Advanced users may also pair the calculator with Form 1040-ES for estimated payments. When freelance or investment income rises significantly, adding a quarterly payment alongside paycheck withholding spreads the tax burden evenly. The chart generated by the tool offers visual confirmation that your plan covers both salary tax and side income adjustments.

Regulatory Resources You Should Bookmark

The IRS maintains up-to-date instructions and historical references that help taxpayers understand W-4 mechanics. Form W-4 instructions archived on IRS.gov provide official allowance worksheets and examples. Publication 15 details employer withholding obligations, while Publication 505 dives into the theory behind allowances and estimated tax. For workers in education or public administration, university payroll offices often reproduce IRS guidance to simplify onboarding; however, the primary authority remains the IRS publications themselves.

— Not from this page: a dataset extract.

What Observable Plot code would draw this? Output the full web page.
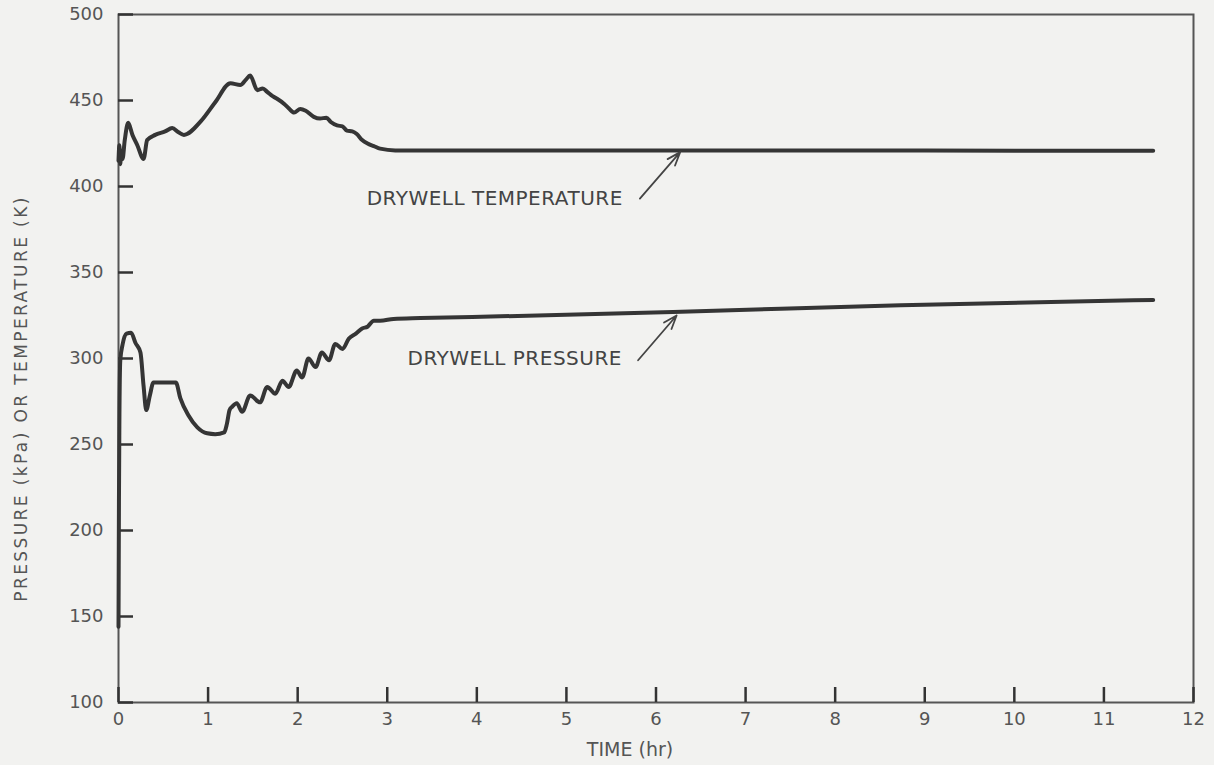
<!DOCTYPE html>
<html>
<head>
<meta charset="utf-8">
<script src="https://cdn.jsdelivr.net/npm/d3@7"></script>
<script src="https://cdn.jsdelivr.net/npm/@observablehq/plot@0.6"></script>
<style>
  html, body { margin: 0; padding: 0; background: #f2f2f0; }
</style>
</head>
<body>
<div id="chart"></div>
<script>
// ---- data ----
const xTicks = [0, 1, 2, 3, 4, 5, 6, 7, 8, 9, 10, 11, 12];
const yTicks = [100, 150, 200, 250, 300, 350, 400, 450, 500];

// Drywell temperature (K) vs time (hr)
const tempTime = [0, 0.01, 0.02, 0.03, 0.045, 0.07, 0.108, 0.156, 0.21, 0.28, 0.32, 0.41, 0.52, 0.60, 0.67, 0.73,
  0.92, 1.08, 1.25, 1.36, 1.42, 1.47, 1.55, 1.61, 1.66, 1.72, 1.77, 1.85, 1.90, 1.96, 2.03, 2.09, 2.18, 2.25,
  2.32, 2.37, 2.44, 2.50, 2.55, 2.61, 2.66, 2.72, 2.78, 2.85, 2.92, 3.09, 3.37, 4.5, 6.0, 8.0, 10.0, 11.55];
const tempK = [415, 424, 413, 421, 416, 427, 437, 430, 424, 416, 427, 430, 432, 434, 431.5, 430,
  438, 449, 460, 459, 462, 464.5, 456, 457, 455, 452.5, 451, 448, 445.5, 443, 445, 444, 440.5, 439.5,
  440, 437.5, 435.5, 435, 432.5, 432, 430.5, 427, 425, 423.5, 422, 421, 421, 421, 421, 421, 420.8, 420.8];

// Drywell pressure (kPa) vs time (hr)
const presTime = [0, 0.005, 0.01, 0.02, 0.045, 0.09, 0.14, 0.19, 0.245, 0.28, 0.31, 0.35, 0.39, 0.52, 0.64, 0.69,
  0.78, 0.88, 0.99, 1.08, 1.18, 1.21, 1.24, 1.27, 1.32, 1.38, 1.47, 1.58, 1.66, 1.75, 1.83, 1.90, 1.99, 2.05,
  2.12, 2.20, 2.27, 2.35, 2.42, 2.50, 2.57, 2.65, 2.72, 2.78, 2.85, 2.92, 3.07, 3.37, 4.26, 6.19, 8.73, 11.55];
const presKPa = [144, 217, 264, 299, 308, 314.5, 315, 309, 303.5, 284, 270, 278.5, 286, 286, 286, 277,
  267, 260, 256.5, 256, 257, 262, 270, 272, 274, 269, 278.5, 274.5, 283.5, 279.5, 287, 283.5, 293, 289,
  300, 295, 303.5, 299, 308.5, 305.5, 311.5, 314.5, 317.5, 318.5, 322, 322, 323, 323.5, 324.5, 327, 331, 334];

// Annotations
const labelText = ["DRYWELL TEMPERATURE", "DRYWELL PRESSURE"];
const labelX = [5.63, 5.62];
const labelY = [393, 300];
const arrowX1 = [5.82, 5.80];
const arrowY1 = [393, 299];
const arrowX2 = [6.27, 6.23];
const arrowY2 = [420, 325];

const xLabel = "TIME (hr)";
const yLabel = "PRESSURE (kPa) OR TEMPERATURE (K)";

// ---- build rows ----
const tempRows = tempTime.map((t, i) => ({t, v: tempK[i]}));
const presRows = presTime.map((t, i) => ({t, v: presKPa[i]}));
const labelRows = labelText.map((s, i) => ({s, x: labelX[i], y: labelY[i]}));
const arrowRows = arrowX1.map((x1, i) => ({x1, y1: arrowY1[i], x2: arrowX2[i], y2: arrowY2[i]}));

const ink = "#353535";
const grey = "#555";

const W = 1214, H = 765;
const mL = 118, mR = 21, mT = 14, mB = 63;
const tickLen = 15;
const frameW = W - mL - mR;
const frameH = H - mT - mB;

const plot = Plot.plot({
  width: W,
  height: H,
  marginLeft: mL,
  marginRight: mR,
  marginTop: mT,
  marginBottom: mB,
  style: {background: "#f2f2f0", color: grey, fontFamily: "DejaVu Sans"},
  x: {domain: [0, 12]},
  y: {domain: [100, 500]},
  marks: [
    Plot.axisX({ticks: xTicks, tickSize: 0, tickPadding: 10, fontSize: 18, label: null, tickFormat: d => String(d)}),
    Plot.axisY({ticks: yTicks, tickSize: 0, tickPadding: 15, fontSize: 18, label: null, tickFormat: d => String(d)}),
    Plot.frame({stroke: grey, strokeWidth: 2}),
    // inward ticks
    Plot.tickX(xTicks, {x: d => d, insetTop: frameH - tickLen, stroke: "#333", strokeWidth: 2.5}),
    Plot.tickY(yTicks, {y: d => d, insetRight: frameW - tickLen, stroke: "#333", strokeWidth: 2.5}),
    Plot.line(tempRows, {x: "t", y: "v", curve: "monotone-x", stroke: ink, strokeWidth: 4, strokeLinejoin: "round", strokeLinecap: "round"}),
    Plot.line(presRows, {x: "t", y: "v", curve: "monotone-x", stroke: ink, strokeWidth: 4, strokeLinejoin: "round", strokeLinecap: "round"}),
    Plot.text(labelRows, {x: "x", y: "y", text: "s", textAnchor: "end", fontSize: 20, fill: "#444"}),
    Plot.arrow(arrowRows, {x1: "x1", y1: "y1", x2: "x2", y2: "y2", stroke: "#444", strokeWidth: 1.8, headLength: 12, headAngle: 40}),
    Plot.text([xLabel], {frameAnchor: "bottom", dy: 53, dx: -26, fontSize: 19, fill: grey}),
    Plot.text([yLabel], {frameAnchor: "left", textAnchor: "middle", lineAnchor: "middle", rotate: -90, dx: -97, dy: 40, fontSize: 17, fill: grey})
  ]
});

d3.select(plot).selectAll("text")
  .filter(function () { return this.textContent === yLabel; })
  .style("letter-spacing", "2.4px");
d3.select(plot).selectAll("text")
  .filter(function () { return labelText.includes(this.textContent); })
  .style("letter-spacing", "0.5px");

document.getElementById("chart").appendChild(plot);
</script>
</body>
</html>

By modeling your situation with this calculator and cross-referencing official instructions, you maintain compliance and seize opportunities to optimize cash flow. The Tax Cuts and Jobs Act introduced sweeping changes, but an informed taxpayer who revisits withholding settings during the year can adapt quickly and avoid surprises. Whether you are reconciling dual incomes, planning for dependent care credits, or simply curious how allowances influence your paycheck, this resource delivers the clarity required to make confident decisions.